(Records with drawing code)
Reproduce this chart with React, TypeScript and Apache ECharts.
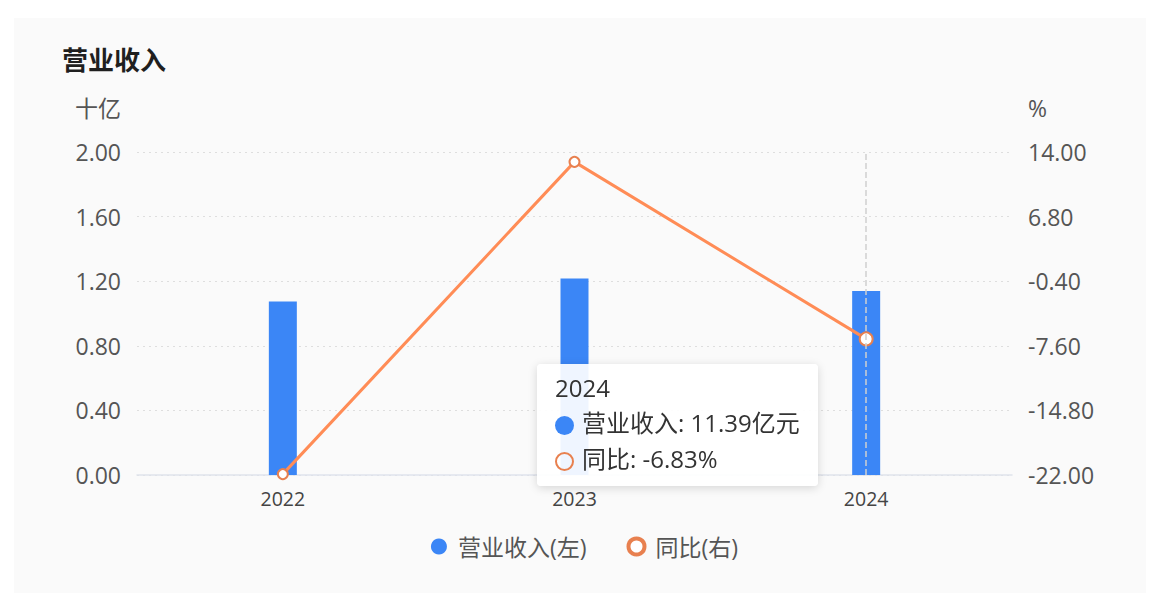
import React, { useEffect, useRef } from "react";
import * as echarts from "echarts";

const categories = ["2022", "2023", "2024"];
const revenue = [1.074, 1.217, 1.139]; // 十亿
const yoy = [-21.9, 12.9, -6.83]; // %
const rightTicks = [-22, -14.8, -7.6, -0.4, 6.8, 14];

const FONT = "'Open Sans', 'Noto Sans CJK SC', sans-serif";
const BLUE = "#3b86f6";
const ORANGE = "#e8804f";

export default function App() {
  const ref = useRef<HTMLDivElement>(null);
  useEffect(() => {
    document.body.style.margin = "0";
    const chart = echarts.init(ref.current!, null, { renderer: "svg" });
    chart.setOption({
      animation: false,
      textStyle: { fontFamily: FONT },
      title: {
        text: "营业收入",
        left: 62,
        top: 47,
        padding: 0,
        textStyle: { fontFamily: FONT, fontSize: 26, fontWeight: "bold", color: "#1f1f1f" },
      },
      grid: { left: 137, right: 157, top: 152, bottom: 134 },
      legend: {
        bottom: 46,
        left: "center",
        itemWidth: 16,
        itemHeight: 16,
        itemGap: 40,
        textStyle: { fontFamily: FONT, fontSize: 23, color: "#555", padding: [0, 0, 0, 6] },
        data: [
          { name: "营业收入(左)", icon: "circle" },
          {
            name: "同比(右)",
            icon: "circle",
            itemStyle: { color: "#fff", borderColor: ORANGE, borderWidth: 4 },
          },
        ],
      },
      tooltip: {
        trigger: "axis",
        alwaysShowContent: true,
        axisPointer: {
          type: "line",
          lineStyle: { type: "dashed", color: "#cfcfcf", width: 1.5 },
        },
        position: () => [537, 364],
        backgroundColor: "rgba(255,255,255,0.92)",
        borderWidth: 0,
        padding: [7, 18, 9, 18],
        extraCssText: "box-shadow: 0 2px 10px rgba(0,0,0,0.15); border-radius:4px;",
        formatter: (params: any[]) => {
          const name = params[0].name;
          const rows = params
            .map((p) => {
              const isBar = p.seriesIndex === 0;
              const marker = isBar
                ? `<span style="display:inline-block;width:19px;height:19px;border-radius:50%;background:${BLUE};margin-right:8px;vertical-align:-3px"></span>`
                : `<span style="display:inline-block;width:15px;height:15px;border-radius:50%;border:2px solid ${ORANGE};margin-right:8px;vertical-align:-3px;box-sizing:content-box"></span>`;
              const label = isBar ? "营业收入" : "同比";
              const val = isBar ? (p.value * 10).toFixed(2) + "亿元" : p.value.toFixed(2) + "%";
              return `<div style="line-height:36px">${marker}${label}: ${val}</div>`;
            })
            .join("");
          return `<div style="font-family:${FONT.replace(/'/g, "")};font-size:24px;color:#333"><div style="line-height:34px">${name}</div>${rows}</div>`;
        },
      },
      xAxis: {
        type: "category",
        data: categories,
        axisTick: { show: false },
        axisLine: { lineStyle: { color: "#dfe3ec", width: 1.5 } },
        axisLabel: { fontFamily: FONT, fontSize: 19.5, color: "#444", margin: 14 },
      },
      yAxis: [
        {
          type: "value",
          min: 0,
          max: 2,
          interval: 0.4,
          name: "十亿",
          nameLocation: "end",
          nameGap: 44,
          nameTextStyle: {
            fontFamily: FONT,
            fontSize: 23,
            color: "#555",
            align: "right",
            verticalAlign: "middle",
            padding: [0, 16, 0, 0],
          },
          axisLabel: {
            fontFamily: FONT,
            fontSize: 23,
            color: "#555",
            margin: 16,
            formatter: (v: number) => v.toFixed(2),
          },
          splitLine: { lineStyle: { type: [2, 4], color: "#dedede" } },
        },
        {
          type: "value",
          min: -22,
          max: 14,
          name: "%",
          nameLocation: "end",
          nameGap: 44,
          nameTextStyle: {
            fontFamily: FONT,
            fontSize: 23,
            color: "#555",
            align: "left",
            verticalAlign: "middle",
            padding: [0, 0, 0, 16],
          },
          axisLabel: {
            fontFamily: FONT,
            fontSize: 23,
            color: "#555",
            margin: 16,
            customValues: rightTicks,
            formatter: (v: number) => v.toFixed(2),
          },
          axisTick: { show: false },
          splitLine: { show: false },
        },
      ],
      series: [
        {
          name: "营业收入(左)",
          type: "bar",
          yAxisIndex: 0,
          data: revenue,
          barWidth: 28,
          itemStyle: { color: BLUE },
          emphasis: { disabled: true },
        },
        {
          name: "同比(右)",
          type: "line",
          yAxisIndex: 1,
          data: yoy,
          symbol: "emptyCircle",
          symbolSize: 10,
          lineStyle: { color: ORANGE, width: 3 },
          itemStyle: { color: ORANGE, borderWidth: 2.5 },
          emphasis: { scale: 1.3 },
          z: 3,
        },
      ],
    });
    chart.dispatchAction({ type: "showTip", seriesIndex: 1, dataIndex: 2 });
    return () => chart.dispose();
  }, []);
  return (
    <div style={{ position: "relative", width: 1169, height: 609, background: "#fff" }}>
      <div
        style={{
          position: "absolute",
          left: 14,
          top: 18,
          width: 1132,
          height: 575,
          background: "#fafafa",
        }}
      />
      <div ref={ref} style={{ position: "absolute", left: 0, top: 0, width: 1169, height: 609 }} />
    </div>
  );
}
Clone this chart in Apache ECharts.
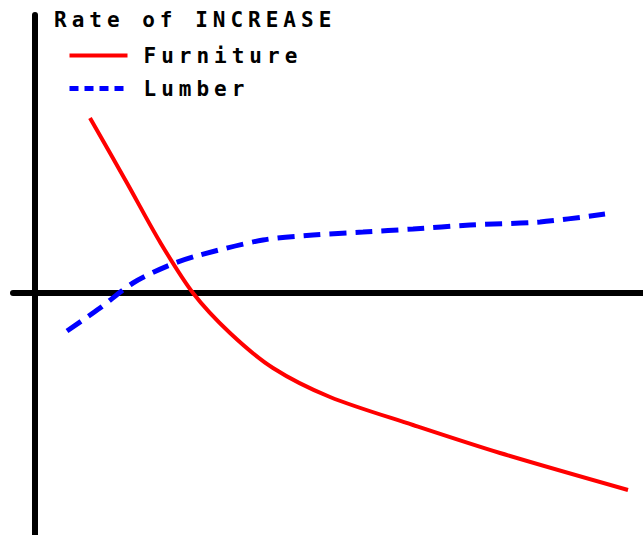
<!DOCTYPE html>
<html>
<head>
<meta charset="utf-8">
<script src="https://cdn.jsdelivr.net/npm/echarts@6/dist/echarts.min.js"></script>
<style>
  html, body { margin: 0; padding: 0; background: #fff; }
  #chart { width: 643px; height: 535px; }
  #chart text { letter-spacing: 5px; }
</style>
</head>
<body>
<div id="chart"></div>
<script>
// x / y (arbitrary units, origin where the axes cross)
const furnitureX = [5.5, 9.2, 12.5, 15.8, 19.5, 23.8, 29.5, 37.8, 46.5, 59.3]
const furnitureY = [17.5, 11.0, 5.1, 0, -4.0, -7.5, -10.4, -13.2, -16.0, -19.7]
const lumberX = [3.2, 6.5, 9.8, 13.5, 16.5, 22.8, 27.8, 32.8, 37.8, 43.5, 50.5, 57.0]
const lumberY = [-3.8, -1.5, 1.0, 2.8, 3.8, 5.3, 5.8, 6.1, 6.4, 6.8, 7.1, 7.9]

const titleText = 'Rate of INCREASE'
const seriesNames = ['Furniture', 'Lumber']

const zip = (xs, ys) => xs.map((x, i) => [x, ys[i]])

const chart = echarts.init(document.getElementById('chart'), null, { renderer: 'svg' })

const font = '"DejaVu Sans Mono", monospace'

chart.setOption({
  backgroundColor: '#fff',
  animation: false,
  title: {
    text: titleText,
    left: 54,
    top: 9,
    padding: 0,
    textStyle: { fontFamily: font, fontSize: 21, fontWeight: 'bold', color: '#000' },
  },
  legend: {
    orient: 'vertical',
    left: 67,
    top: 45,
    padding: 0,
    itemWidth: 58,
    itemHeight: 14,
    itemGap: 12,
    itemStyle: { opacity: 0 },
    textStyle: { fontFamily: font, fontSize: 21, fontWeight: 'bold', color: '#000', padding: [0, 0, 0, 11] },
    data: [
      { name: seriesNames[0], lineStyle: { width: 4 } },
      { name: seriesNames[1], lineStyle: { width: 5, type: [9, 6] } },
    ],
  },
  grid: { left: 13, right: 0, top: 15, bottom: 0 },
  xAxis: {
    type: 'value',
    min: -2.2,
    max: 60.8,
    axisLine: { onZero: true, lineStyle: { color: '#000', width: 6, cap: 'round' } },
    axisTick: { show: false },
    axisLabel: { show: false },
    splitLine: { show: false },
  },
  yAxis: {
    type: 'value',
    min: -24.2,
    max: 27.8,
    axisLine: { show: true, onZero: true, lineStyle: { color: '#000', width: 6, cap: 'round' } },
    axisTick: { show: false },
    axisLabel: { show: false },
    splitLine: { show: false },
  },
  series: [
    {
      name: seriesNames[0],
      type: 'line',
      data: zip(furnitureX, furnitureY),
      smooth: 0.3,
      symbol: 'none',
      color: '#ff0000',
      lineStyle: { color: '#ff0000', width: 4 },
    },
    {
      name: seriesNames[1],
      type: 'line',
      data: zip(lumberX, lumberY),
      smooth: 0.3,
      symbol: 'none',
      color: '#0000ff',
      lineStyle: { color: '#0000ff', width: 5, type: [17, 9] },
    },
  ],
})
</script>
</body>
</html>
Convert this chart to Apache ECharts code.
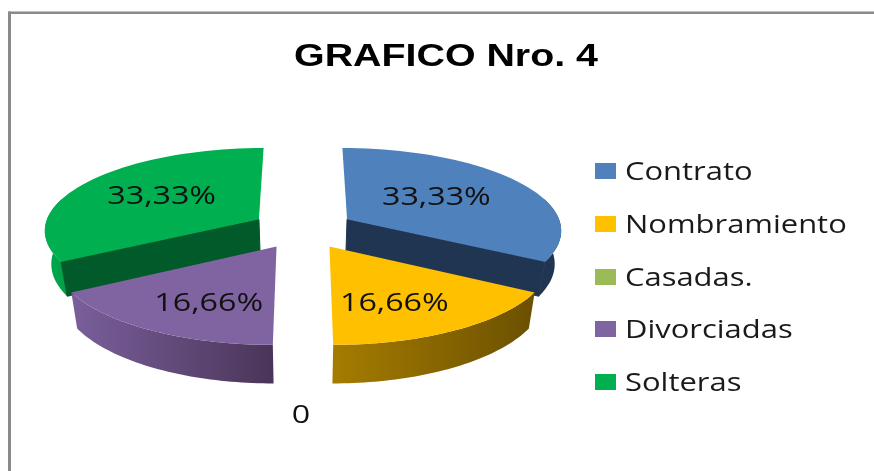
<!DOCTYPE html>
<html>
<head>
<meta charset="utf-8">
<style>
  html, body { margin: 0; padding: 0; background: #fff; }
  #chart { width: 874px; height: 471px; }
</style>
<script src="https://cdn.jsdelivr.net/npm/echarts@6/dist/echarts.min.js"></script>
</head>
<body>
<div id="chart"></div>
<script>
var chartTitle = 'GRAFICO Nro. 4';
var categories = ['Contrato', 'Nombramiento', 'Casadas.', 'Divorciadas', 'Solteras'];
var values = [33.33, 16.66, 0, 16.66, 33.33];
var valueLabels = ['33,33%', '16,66%', '0', '16,66%', '33,33%'];
var topColors = ['#4f81bd', '#ffc000', '#9bbb59', '#8064a2', '#00b050'];
var sideColors = ['#1f3552', '#6b5000', '#5f7535', '#4f3a66', '#005a29'];
var arcColors = [['#1f3552', '#1f3552'], ['#a67c00', '#6b5000'], ['#6f8a3c', '#5f7535'], ['#7a5f9c', '#4a3558'], ['#00a84b', '#00a048']];

// pie projection, fitted to the picture
var cx = 303, cy = 229, Rx = 215, Ry = 82, persp = 0.12, depth = 33, explode = 0.24;
var labelFont = '"Open Sans", sans-serif';
// the source image is stretched sideways, so the text is too
var labelStretch = 1.24, legendStretch = 1.19, titleStretch = 1.23;
var labelShift = [[-2, -2], [-18, 2], [-2, 1], [15, 2], [-6, -3]];
var legendRowY = [171, 224, 277, 329, 382];

var total = values.reduce(function (a, b) { return a + b; }, 0);
var slices = [];
var acc = 0;
values.forEach(function (v) {
  var a0 = acc / total * Math.PI * 2;
  acc += v;
  slices.push({ a0: a0, a1: acc / total * Math.PI * 2 });
});

function project(px, d, bottom) {
  var s = 1 / (1 - persp * d);
  return [
    cx + Rx * px * s * (bottom ? 0.975 : 1),
    cy + Ry * d * s + (bottom ? depth * s : 0)
  ];
}

function slicePoint(sl, a, r, bottom) {
  var mid = (sl.a0 + sl.a1) / 2;
  return project(
    explode * Math.sin(mid) + r * Math.sin(a),
    -explode * Math.cos(mid) - r * Math.cos(a),
    bottom
  );
}

// only the front part of the rim shows a wall
function arcPoints(sl, bottom, frontOnly) {
  var pts = [];
  var n = 48;
  for (var k = 0; k <= n; k++) {
    var a = sl.a0 + (sl.a1 - sl.a0) * k / n;
    if (!frontOnly || Math.cos(a) < 0.3) pts.push(slicePoint(sl, a, 1, bottom));
  }
  return pts;
}

function radialWall(sl, a, color) {
  return {
    type: 'polygon',
    shape: { points: [slicePoint(sl, a, 0, false), slicePoint(sl, a, 1, false), slicePoint(sl, a, 1, true), slicePoint(sl, a, 0, true)] },
    style: { fill: color, stroke: color, lineWidth: 1 }
  };
}

function valueText(i, pos) {
  return {
    type: 'text',
    x: pos[0] + labelShift[i][0],
    y: pos[1] + labelShift[i][1],
    scaleX: labelStretch,
    style: { x: 0, y: 0, fontSize: 26, fontFamily: labelFont, fill: '#111', align: 'center', verticalAlign: 'middle', text: valueLabels[i] }
  };
}

function drawSlice(i) {
  var sl = slices[i];
  var children = [];
  var mid = (sl.a0 + sl.a1) / 2;

  if (values[i] === 0) {
    return valueText(i, slicePoint(sl, mid, 1.54, false));
  }

  var wallFill = new echarts.graphic.LinearGradient(0, 0, 1, 0, [
    { offset: 0, color: arcColors[i][0] },
    { offset: 1, color: arcColors[i][1] }
  ]);
  children.push({
    type: 'polygon',
    shape: { points: arcPoints(sl, false, true).concat(arcPoints(sl, true, true).reverse()) },
    style: { fill: wallFill }
  });
  if (Math.sin(sl.a0) < -0.01) children.push(radialWall(sl, sl.a0, sideColors[i]));
  if (Math.sin(sl.a1) > 0.01) children.push(radialWall(sl, sl.a1, sideColors[i]));

  children.push({
    type: 'polygon',
    shape: { points: [slicePoint(sl, 0, 0, false)].concat(arcPoints(sl, false, false)) },
    style: { fill: topColors[i] }
  });

  var small = values[i] < 25;
  children.push(valueText(i, slicePoint(sl, mid, small ? 0.68 : 0.52, false)));
  return { type: 'group', children: children };
}

// back slices first, the front ones cover their walls
var allSeries = categories.map(function (name, i) {
  return {
    name: name,
    type: 'custom',
    coordinateSystem: 'none',
    silent: true,
    z: i === 0 || i === 4 ? 2 : 3,
    itemStyle: { color: topColors[i] },
    data: [[values[i]]],
    renderItem: function () { return drawSlice(i); }
  };
});

var graphics = [
  { type: 'rect', shape: { x: 8, y: 11.5, width: 866, height: 2.5 }, style: { fill: '#8a8a8a' }, silent: true },
  { type: 'rect', shape: { x: 8, y: 11.5, width: 3, height: 460 }, style: { fill: '#8a8a8a' }, silent: true },
  {
    type: 'text', x: 446, y: 57, scaleX: titleStretch, silent: true,
    style: { x: 0, y: 0, text: chartTitle, align: 'center', verticalAlign: 'middle', fontFamily: '"Liberation Sans", Arial, sans-serif', fontWeight: 'bold', fontSize: 32, fill: '#000' }
  }
];
categories.forEach(function (name, i) {
  graphics.push({
    type: 'rect', silent: true,
    shape: { x: 595, y: legendRowY[i] - 8, width: 21, height: 16 },
    style: { fill: topColors[i] }
  });
  graphics.push({
    type: 'text', x: 625, y: legendRowY[i] + 2, scaleX: legendStretch, silent: true,
    style: { x: 0, y: 0, text: name, align: 'left', verticalAlign: 'middle', fontFamily: labelFont, fontSize: 26, fill: '#1a1a1a' }
  });
});

var myChart = echarts.init(document.getElementById('chart'), null, { renderer: 'canvas' });
myChart.setOption({
  animation: false,
  backgroundColor: '#ffffff',
  color: topColors,
  graphic: graphics,
  series: allSeries
});
</script>
</body>
</html>
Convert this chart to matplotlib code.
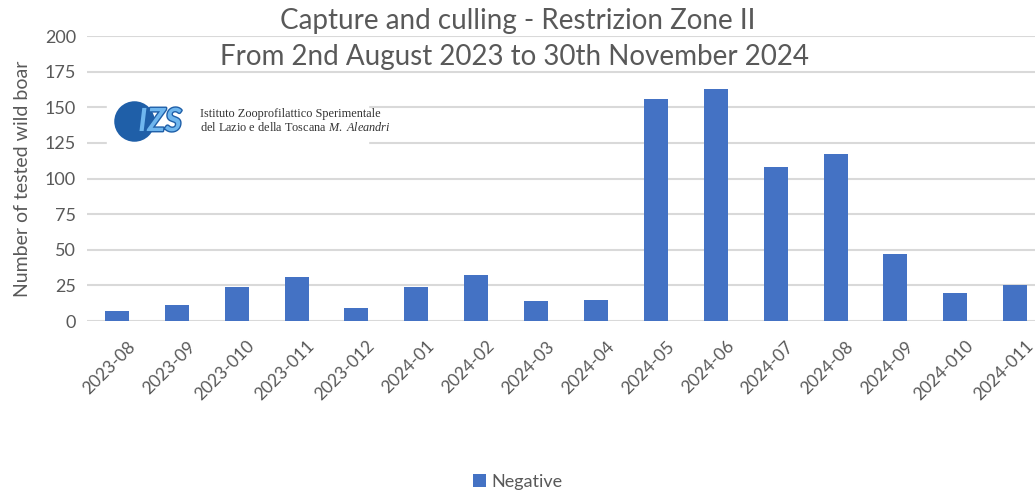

◆ The request
Repeat, exactly and in full, each line from the start of the data to the line that contains "import * as". Pictures do not go in.

◆ Final answer
Reproduce this chart with React, TypeScript and Apache ECharts.
import React, { useEffect, useRef } from "react";
import * as echarts from "echarts";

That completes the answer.